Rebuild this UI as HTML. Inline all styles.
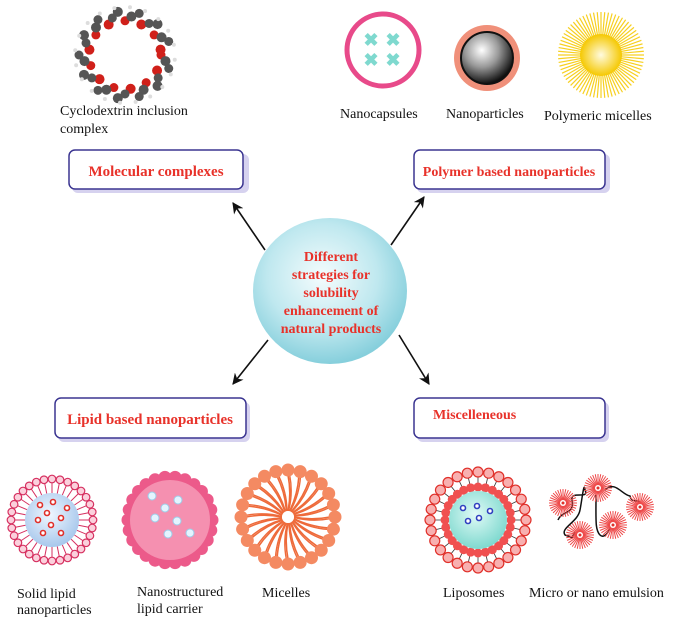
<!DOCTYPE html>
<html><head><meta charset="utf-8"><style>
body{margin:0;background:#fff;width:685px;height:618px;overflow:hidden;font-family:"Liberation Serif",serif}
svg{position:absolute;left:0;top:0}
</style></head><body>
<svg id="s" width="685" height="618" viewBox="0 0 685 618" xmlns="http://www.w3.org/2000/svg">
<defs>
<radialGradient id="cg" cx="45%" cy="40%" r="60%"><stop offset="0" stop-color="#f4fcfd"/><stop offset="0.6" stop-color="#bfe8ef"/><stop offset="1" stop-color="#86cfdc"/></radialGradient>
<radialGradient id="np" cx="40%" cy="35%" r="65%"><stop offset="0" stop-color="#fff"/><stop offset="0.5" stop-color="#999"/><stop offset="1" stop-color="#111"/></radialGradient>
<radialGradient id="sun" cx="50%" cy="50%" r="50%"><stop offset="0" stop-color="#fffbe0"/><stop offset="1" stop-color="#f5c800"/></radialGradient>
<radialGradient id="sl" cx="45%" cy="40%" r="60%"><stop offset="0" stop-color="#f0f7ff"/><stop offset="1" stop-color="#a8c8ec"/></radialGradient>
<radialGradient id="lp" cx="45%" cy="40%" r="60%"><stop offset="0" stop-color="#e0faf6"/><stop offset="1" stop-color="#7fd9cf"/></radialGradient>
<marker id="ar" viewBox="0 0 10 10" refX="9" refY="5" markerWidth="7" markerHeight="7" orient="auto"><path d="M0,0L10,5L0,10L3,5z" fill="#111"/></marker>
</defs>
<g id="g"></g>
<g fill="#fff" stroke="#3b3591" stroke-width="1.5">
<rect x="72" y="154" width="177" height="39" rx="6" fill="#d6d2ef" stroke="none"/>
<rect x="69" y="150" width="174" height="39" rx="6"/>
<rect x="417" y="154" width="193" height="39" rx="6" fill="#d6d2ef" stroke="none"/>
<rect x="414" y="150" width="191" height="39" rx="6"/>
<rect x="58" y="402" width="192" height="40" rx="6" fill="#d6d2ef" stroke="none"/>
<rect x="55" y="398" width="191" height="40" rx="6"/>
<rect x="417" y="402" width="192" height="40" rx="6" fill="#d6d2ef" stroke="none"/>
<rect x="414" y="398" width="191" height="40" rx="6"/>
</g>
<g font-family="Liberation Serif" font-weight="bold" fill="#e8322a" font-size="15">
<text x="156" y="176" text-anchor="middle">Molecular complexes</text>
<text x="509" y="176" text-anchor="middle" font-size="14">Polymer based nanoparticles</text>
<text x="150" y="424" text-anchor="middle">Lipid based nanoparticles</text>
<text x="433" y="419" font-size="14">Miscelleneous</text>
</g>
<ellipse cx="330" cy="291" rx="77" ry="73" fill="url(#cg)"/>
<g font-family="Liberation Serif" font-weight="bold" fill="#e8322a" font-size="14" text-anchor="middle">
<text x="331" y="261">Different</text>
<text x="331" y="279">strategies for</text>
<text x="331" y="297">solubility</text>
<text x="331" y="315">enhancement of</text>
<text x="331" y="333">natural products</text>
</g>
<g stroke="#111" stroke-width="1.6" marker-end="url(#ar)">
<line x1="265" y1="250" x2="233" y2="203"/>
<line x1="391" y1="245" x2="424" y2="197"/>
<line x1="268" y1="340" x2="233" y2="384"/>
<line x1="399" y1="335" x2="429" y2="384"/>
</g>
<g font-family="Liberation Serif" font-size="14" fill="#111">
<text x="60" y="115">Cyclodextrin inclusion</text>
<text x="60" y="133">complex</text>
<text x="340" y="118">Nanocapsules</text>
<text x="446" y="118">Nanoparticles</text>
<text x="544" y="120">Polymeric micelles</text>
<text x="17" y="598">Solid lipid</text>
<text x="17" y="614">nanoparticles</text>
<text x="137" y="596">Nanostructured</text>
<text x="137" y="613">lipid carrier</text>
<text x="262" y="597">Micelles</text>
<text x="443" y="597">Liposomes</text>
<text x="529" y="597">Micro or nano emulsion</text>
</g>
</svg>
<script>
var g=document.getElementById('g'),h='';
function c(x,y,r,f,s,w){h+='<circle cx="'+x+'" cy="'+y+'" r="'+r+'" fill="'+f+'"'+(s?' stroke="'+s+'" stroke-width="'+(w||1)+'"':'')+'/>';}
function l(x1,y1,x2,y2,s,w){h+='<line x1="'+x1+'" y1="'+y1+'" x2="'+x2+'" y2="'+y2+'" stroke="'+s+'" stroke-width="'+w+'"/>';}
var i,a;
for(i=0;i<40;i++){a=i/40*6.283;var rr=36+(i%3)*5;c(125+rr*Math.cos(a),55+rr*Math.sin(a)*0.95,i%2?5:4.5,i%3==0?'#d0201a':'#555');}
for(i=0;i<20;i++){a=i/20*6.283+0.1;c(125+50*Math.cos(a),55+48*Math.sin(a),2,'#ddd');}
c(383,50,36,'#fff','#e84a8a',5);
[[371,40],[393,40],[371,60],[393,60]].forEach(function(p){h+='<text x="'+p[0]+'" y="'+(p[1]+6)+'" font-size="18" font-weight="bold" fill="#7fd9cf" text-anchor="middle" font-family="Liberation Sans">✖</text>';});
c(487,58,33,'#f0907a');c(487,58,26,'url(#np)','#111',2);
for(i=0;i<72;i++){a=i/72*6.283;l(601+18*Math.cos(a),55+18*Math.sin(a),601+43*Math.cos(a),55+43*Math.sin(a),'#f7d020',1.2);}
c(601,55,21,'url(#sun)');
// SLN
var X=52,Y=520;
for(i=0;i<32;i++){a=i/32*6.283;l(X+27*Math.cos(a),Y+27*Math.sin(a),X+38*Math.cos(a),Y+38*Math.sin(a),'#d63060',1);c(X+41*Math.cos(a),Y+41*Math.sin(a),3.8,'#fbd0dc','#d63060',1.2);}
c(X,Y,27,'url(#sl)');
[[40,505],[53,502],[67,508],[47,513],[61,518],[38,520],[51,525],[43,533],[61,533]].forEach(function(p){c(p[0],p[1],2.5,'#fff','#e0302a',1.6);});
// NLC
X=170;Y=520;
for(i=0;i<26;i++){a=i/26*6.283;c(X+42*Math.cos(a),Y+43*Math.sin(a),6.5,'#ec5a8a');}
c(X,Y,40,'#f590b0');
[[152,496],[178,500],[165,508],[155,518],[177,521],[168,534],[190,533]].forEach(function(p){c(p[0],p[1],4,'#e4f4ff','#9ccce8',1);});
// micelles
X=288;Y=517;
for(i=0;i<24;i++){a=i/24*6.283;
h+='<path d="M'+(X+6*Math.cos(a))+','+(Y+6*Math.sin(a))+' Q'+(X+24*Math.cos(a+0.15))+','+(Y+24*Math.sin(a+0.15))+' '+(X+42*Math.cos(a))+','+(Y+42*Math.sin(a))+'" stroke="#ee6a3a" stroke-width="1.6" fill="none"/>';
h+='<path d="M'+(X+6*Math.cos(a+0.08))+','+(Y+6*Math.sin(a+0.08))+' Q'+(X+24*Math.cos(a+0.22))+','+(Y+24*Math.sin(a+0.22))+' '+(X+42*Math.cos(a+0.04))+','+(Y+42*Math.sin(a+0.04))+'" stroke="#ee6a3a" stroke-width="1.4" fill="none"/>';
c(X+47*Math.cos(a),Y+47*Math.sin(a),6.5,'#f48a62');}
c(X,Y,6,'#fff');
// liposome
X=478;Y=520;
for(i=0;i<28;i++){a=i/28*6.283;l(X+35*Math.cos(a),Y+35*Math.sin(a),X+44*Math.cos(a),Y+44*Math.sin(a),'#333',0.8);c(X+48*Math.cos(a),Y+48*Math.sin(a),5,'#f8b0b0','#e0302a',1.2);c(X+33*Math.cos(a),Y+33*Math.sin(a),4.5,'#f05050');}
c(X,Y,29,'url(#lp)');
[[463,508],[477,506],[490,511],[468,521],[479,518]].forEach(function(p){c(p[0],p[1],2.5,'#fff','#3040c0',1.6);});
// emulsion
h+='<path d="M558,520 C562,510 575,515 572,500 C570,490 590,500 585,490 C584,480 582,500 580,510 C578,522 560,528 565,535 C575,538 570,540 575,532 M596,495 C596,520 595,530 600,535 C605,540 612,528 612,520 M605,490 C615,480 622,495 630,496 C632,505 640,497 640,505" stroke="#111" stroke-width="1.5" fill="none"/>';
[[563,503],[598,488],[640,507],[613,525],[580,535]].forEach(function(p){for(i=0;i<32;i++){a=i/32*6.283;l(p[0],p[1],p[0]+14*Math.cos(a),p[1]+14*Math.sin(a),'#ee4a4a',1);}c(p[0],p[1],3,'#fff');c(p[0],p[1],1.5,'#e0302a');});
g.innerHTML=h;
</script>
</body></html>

◆ ◆ ◆ ◆

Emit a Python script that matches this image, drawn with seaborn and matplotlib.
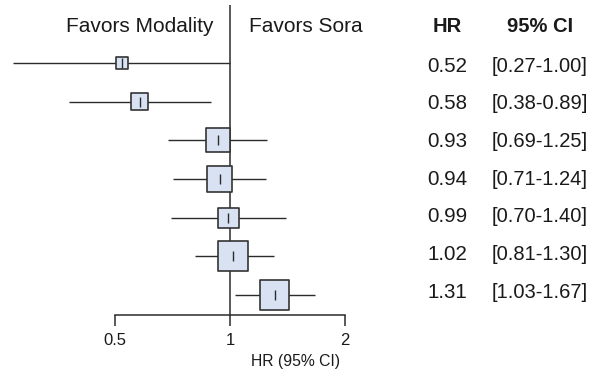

◆ ◆ ◆ ◆

> **Exercise instructions**
Copy out every line in the entries above that holds "this".

> **The output**
Rebuild this UI as HTML. Inline all styles.
Emit a Python script that matches this image, drawn with seaborn and matplotlib.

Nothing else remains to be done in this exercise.